Though the local Missoula police have cooperated with the DOJ investigation, the Missoula County Attorney's office has pushed back against the higher-up Montana U.S. Attorney's office. In December, the DOJ asked that the county attorney's office put more resources into prosecuting cases of sexual assault. But in a letter sent last week, Van Valkenburg explained that he took issue with the proposal because it "essentially demands that the Missoula County Attorney's Office (MCAO) change how it handles the prosecution of sexual assault offenses and inappropriately interferes with the operation of the office." Van Valkenburg argued that MCAO has "actively assisted victims for years," that the financial burden would be an unnecessary use of taxpayer dollars, that there was no evidence his office violated civil rights or that the DOJ has legal authority to even ask MCAO to make these changes.

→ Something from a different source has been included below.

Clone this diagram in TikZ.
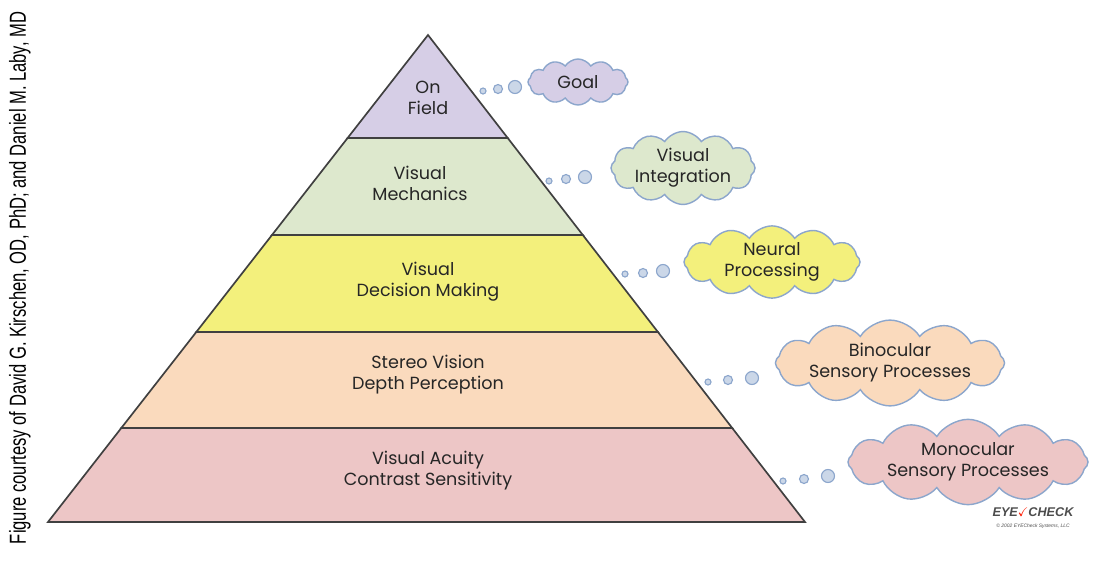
\documentclass[tikz,border=0pt]{standalone}
\usepackage{amssymb}
\usepackage{fontspec}
\setmainfont{Poppins}
\newfontfamily\notefont{Liberation Sans}
\usetikzlibrary{shapes.symbols}
\definecolor{lavender}{HTML}{D6CEE6}
\definecolor{sage}{HTML}{DDE8CD}
\definecolor{lemon}{HTML}{F3F07C}
\definecolor{peach}{HTML}{FADABD}
\definecolor{blush}{HTML}{EDC6C6}
\definecolor{rim}{HTML}{8CA6CC}
\tikzstyle{band} = [draw=black!75, line width=1.2pt]
\tikzstyle{tag} = [align=center, font=\fontsize{12.5}{15}\selectfont, text=black!85]
\tikzstyle{bubble} = [draw=rim, line width=1pt, cloud, cloud puffs=12, cloud puff arc=115, cloud ignores aspect, inner sep=0pt, align=center, font=\fontsize{12.5}{15}\selectfont, text=black!85]
\tikzstyle{dot} = [draw=rim, fill=rim!45, line width=0.8pt]

\begin{document}
\begin{tikzpicture}[x=0.025cm, y=-0.025cm]
        \useasboundingbox (0,0) rectangle (1100,560);
        % pyramid bands
        \draw[band, fill=lavender] (428,35) -- (507.7,138) -- (347.6,138) -- cycle;
        \draw[band, fill=sage] (347.6,138) -- (507.7,138) -- (582.8,235) -- (272,235) -- cycle;
        \draw[band, fill=lemon] (272,235) -- (582.8,235) -- (657.9,332) -- (196.3,332) -- cycle;
        \draw[band, fill=peach] (196.3,332) -- (657.9,332) -- (732.2,428) -- (121.3,428) -- cycle;
        \draw[band, fill=blush] (121.3,428) -- (732.2,428) -- (805,522) -- (48,522) -- cycle;
        \node[tag] (field) at (428,98) {On\\Field};
        \node[tag] (mechanics) at (420,183) {Visual\\Mechanics};
        \node[tag] (decision) at (428,282) {Visual\\Decision Making};
        \node[tag] (stereo) at (428,375) {Stereo Vision\\Depth Perception};
        \node[tag] (acuity) at (428,471) {Visual Acuity\\Contrast Sensitivity};
        % thought clouds
        \node[bubble, fill=lavender, minimum width=2.5cm, minimum height=1.15cm] (goal) at (578,82) {Goal};
        \node[bubble, fill=sage, minimum width=3.6cm, minimum height=1.6cm] (integration) at (683,168) {Visual\\Integration};
        \node[bubble, fill=lemon, minimum width=4.4cm, minimum height=1.6cm] (neural) at (772,262) {Neural\\Processing};
        \node[bubble, fill=peach, minimum width=5.7cm, minimum height=1.65cm] (binocular) at (890,363) {Binocular\\Sensory Processes};
        \node[bubble, fill=blush, minimum width=6cm, minimum height=1.7cm] (monocular) at (968,462) {Monocular\\Sensory Processes};
        % trailing dots
        \foreach \px/\py in {483/91, 549/181, 625/274, 708/382, 783/481}
            \draw[dot] (\px,\py) circle (3);
        \foreach \px/\py in {498/89, 566/179, 643/273, 728/380, 804/479}
            \draw[dot] (\px,\py) circle (4.5);
        \foreach \px/\py in {515/87, 585/177, 663/271, 752/378, 828/476}
            \draw[dot] (\px,\py) circle (6.5);
        % credit and logo
        \node[rotate=90, font=\notefont] (credit) at (20,278) {\resizebox{13.3cm}{0.42cm}{Figure courtesy of David G. Kirschen, OD, PhD; and Daniel M. Laby, MD}};
        \node[font=\notefont\bfseries\itshape\fontsize{9}{9}\selectfont, text=black!70] (logo) at (1033,512) {EYE{\color{red!80!orange}$\checkmark$}CHECK};
        \node[font=\notefont\itshape\fontsize{3.5}{4}\selectfont, text=black!70, below=-2pt] (copy) at (logo.south) {© 2002 EYECheck Systems, LLC};
    \end{tikzpicture}
\end{document}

"The DOJ is clearly overstepping in the investigation of my office," Van Valkenburg told Mother Jones's Dana Liebelson. "The Missoula Police Department and our office have done a very good job of handling sexual assault allegations regardless of what national and local news accounts may indicate." He did say that he'd work with the Missoula and University of Montana police forces to continue supporting sexual assault victims, as per their settlement agreement from last May, but that if the DOJ continued to push their demands on his office, he'd take them to court. The investigation that led to that settlement was primarily about the Missoula Police Department, but it did find that communication between MPD and MCAO was lacking:
Although MPD has experimented with different means of improving its communication with MCAO, it must take more aggressive steps to ensure that it obtains necessary information about its sexual assault investigations from MCAO. For example, MCAO generally provides no information to MPD about why it has declined to prosecute a sexual assault case - and in our interviews with MPD officials, they acknowledged that detectives are "frustrated" with MCAO's "lack of follow-up and prosecution" in cases of sexual assault. MPD has made efforts to obtain this information from MCAO including by providing a written referral form for MCAO to offer MPD specific reasons for its declinations of prosecution. Based on our review, MCAO attorneys rarely documented their decisions in a meaningful way, and the form stopped appearing in the files we reviewed from 2011 and later. Officers we spoke with expressed their frustration about this lack of feedback. Given this internal concern, and the ineffectiveness of this particular system of communication, MPD leadership should redouble its efforts to persuade MCAO to more effectively communicate with MPD.
According to an attorney who spoke with Mother Jones, Van Valkenburg's assertion that the DOJ can't make MCAO do anything is accurate – unless they can prove that civil rights violations have taken place. But the decision to threaten litigation instead of negotiate is a puzzling one. As Sarah Deer, formerly of the DOJ's Office on Violence Against Women, explained this could be an an indication that the issues in Missoula are part of a "culture of indifference" towards sexual assault that exists in many offices. The same culture of indifference that prompted the Justice Department to start investigating Missoula in the first place.